Price Discrimination under the Robinson-Patman Act
The court analyzed Oreman's allegations of price discrimination under the Robinson-Patman Act and concluded that the claims lacked the necessary factual support to survive a motion to dismiss. Specifically, the court found that Oreman did not adequately allege that Panasonic's pricing practices substantially lessened competition in the market. The court emphasized that the focus should not be solely on the sales of specific printer models but rather on the entire line of comparable products in the market. Oreman's complaint was deemed conclusory, failing to provide factual allegations that demonstrated a substantial adverse effect on competition or that any price discrimination resulted in injury to Oreman's business. The court further clarified that the mere fact that Oreman faced competitive disadvantages did not meet the legal standards for actionable price discrimination.
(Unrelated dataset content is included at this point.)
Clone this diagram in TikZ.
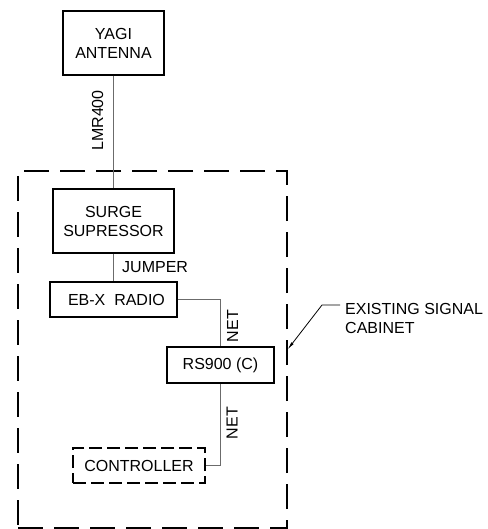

Thus, the court dismissed this claim, reinforcing that Oreman had not articulated a valid legal basis for its allegations of unlawful price discrimination.
Conclusion of the Court
Ultimately, the court granted Panasonic's motion to dismiss Oreman's entire complaint, concluding that the contractual terms of the distribution agreement were clear and enforceable. The court reaffirmed that the agreement's provision for termination with or without cause precluded claims of wrongful termination and bad faith. It also highlighted that Oreman's failure to establish valid contracts with customers undermined its tortious interference claim. Additionally, the lack of sufficient factual allegations regarding price discrimination led to the dismissal of that claim as well. By emphasizing the importance of adhering to contractual provisions and the necessity of providing concrete factual support for legal claims, the court underscored the fundamental principles of contract law and antitrust regulations in its ruling.